▶ _Data shown_:

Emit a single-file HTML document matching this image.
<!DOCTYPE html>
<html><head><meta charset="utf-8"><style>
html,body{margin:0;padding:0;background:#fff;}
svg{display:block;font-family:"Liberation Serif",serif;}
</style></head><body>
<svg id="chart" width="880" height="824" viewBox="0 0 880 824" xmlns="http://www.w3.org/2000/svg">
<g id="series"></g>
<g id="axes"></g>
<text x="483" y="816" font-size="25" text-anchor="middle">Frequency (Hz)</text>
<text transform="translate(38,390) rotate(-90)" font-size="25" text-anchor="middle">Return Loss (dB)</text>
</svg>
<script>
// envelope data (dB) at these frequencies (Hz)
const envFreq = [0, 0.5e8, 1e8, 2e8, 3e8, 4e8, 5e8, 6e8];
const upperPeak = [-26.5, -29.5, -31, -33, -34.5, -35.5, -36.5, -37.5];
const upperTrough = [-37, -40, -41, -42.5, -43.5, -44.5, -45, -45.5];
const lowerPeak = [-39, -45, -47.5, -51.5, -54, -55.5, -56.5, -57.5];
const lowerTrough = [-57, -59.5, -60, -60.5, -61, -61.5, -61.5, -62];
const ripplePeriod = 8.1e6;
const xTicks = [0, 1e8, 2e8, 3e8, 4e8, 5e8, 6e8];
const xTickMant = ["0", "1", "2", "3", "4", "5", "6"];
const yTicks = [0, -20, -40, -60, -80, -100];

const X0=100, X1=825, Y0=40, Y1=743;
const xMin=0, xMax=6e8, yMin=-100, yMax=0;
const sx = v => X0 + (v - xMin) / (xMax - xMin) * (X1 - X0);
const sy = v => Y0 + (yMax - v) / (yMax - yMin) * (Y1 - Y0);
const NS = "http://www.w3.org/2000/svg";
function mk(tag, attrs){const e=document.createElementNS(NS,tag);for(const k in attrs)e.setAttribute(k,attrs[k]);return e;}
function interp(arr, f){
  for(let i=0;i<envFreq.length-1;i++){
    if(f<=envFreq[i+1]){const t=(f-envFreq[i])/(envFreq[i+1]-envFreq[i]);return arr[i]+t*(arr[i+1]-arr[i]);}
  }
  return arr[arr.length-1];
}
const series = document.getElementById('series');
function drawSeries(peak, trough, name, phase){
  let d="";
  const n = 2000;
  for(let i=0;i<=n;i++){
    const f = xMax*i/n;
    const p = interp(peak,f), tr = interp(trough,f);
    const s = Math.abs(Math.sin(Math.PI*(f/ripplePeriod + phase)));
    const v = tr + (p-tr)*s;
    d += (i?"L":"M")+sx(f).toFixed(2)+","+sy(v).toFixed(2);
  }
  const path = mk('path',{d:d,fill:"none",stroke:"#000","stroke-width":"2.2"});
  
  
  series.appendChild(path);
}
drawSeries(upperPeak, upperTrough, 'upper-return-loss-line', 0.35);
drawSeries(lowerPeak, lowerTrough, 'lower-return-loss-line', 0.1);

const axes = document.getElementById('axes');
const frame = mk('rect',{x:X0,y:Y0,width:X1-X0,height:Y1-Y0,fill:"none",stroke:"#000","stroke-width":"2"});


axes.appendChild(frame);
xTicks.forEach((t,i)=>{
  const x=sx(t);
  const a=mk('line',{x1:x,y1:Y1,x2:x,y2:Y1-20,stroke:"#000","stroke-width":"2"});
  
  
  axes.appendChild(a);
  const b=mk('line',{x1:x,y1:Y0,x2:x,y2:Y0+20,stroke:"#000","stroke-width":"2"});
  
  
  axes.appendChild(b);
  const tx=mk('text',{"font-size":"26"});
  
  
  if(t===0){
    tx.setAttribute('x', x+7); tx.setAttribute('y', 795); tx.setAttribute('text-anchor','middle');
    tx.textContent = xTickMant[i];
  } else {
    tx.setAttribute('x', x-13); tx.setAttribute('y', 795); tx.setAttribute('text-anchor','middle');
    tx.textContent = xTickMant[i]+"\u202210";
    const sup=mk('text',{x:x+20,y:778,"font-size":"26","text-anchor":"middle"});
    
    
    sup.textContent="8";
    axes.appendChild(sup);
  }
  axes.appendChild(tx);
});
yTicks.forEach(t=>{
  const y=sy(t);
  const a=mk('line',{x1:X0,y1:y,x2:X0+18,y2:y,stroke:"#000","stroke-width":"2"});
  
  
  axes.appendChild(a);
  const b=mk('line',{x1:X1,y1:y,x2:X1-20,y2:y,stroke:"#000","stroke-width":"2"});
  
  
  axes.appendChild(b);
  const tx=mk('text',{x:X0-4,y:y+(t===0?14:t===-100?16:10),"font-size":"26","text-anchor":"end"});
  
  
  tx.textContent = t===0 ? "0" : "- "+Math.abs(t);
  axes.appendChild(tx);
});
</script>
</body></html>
...
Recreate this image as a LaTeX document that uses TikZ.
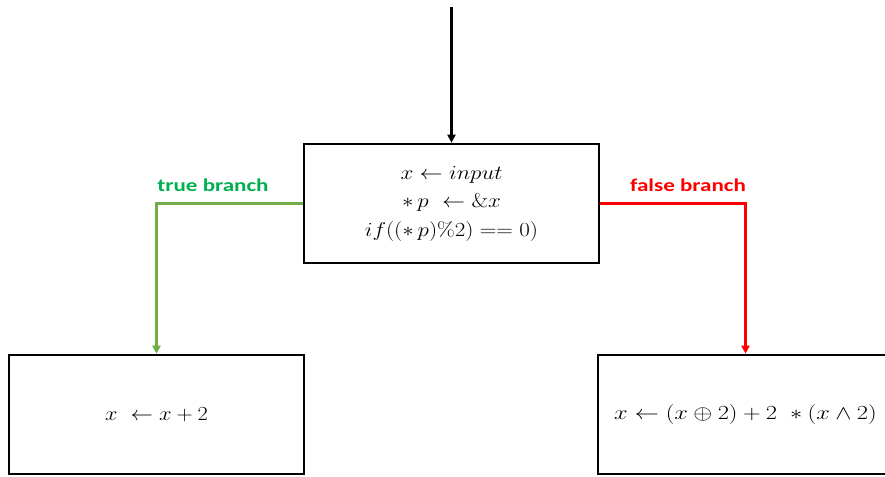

▶ _What the task asks_: Provide the count, and nothing else, of lines in the data above where the word "this" occurs.

▶ _Task solution_: 2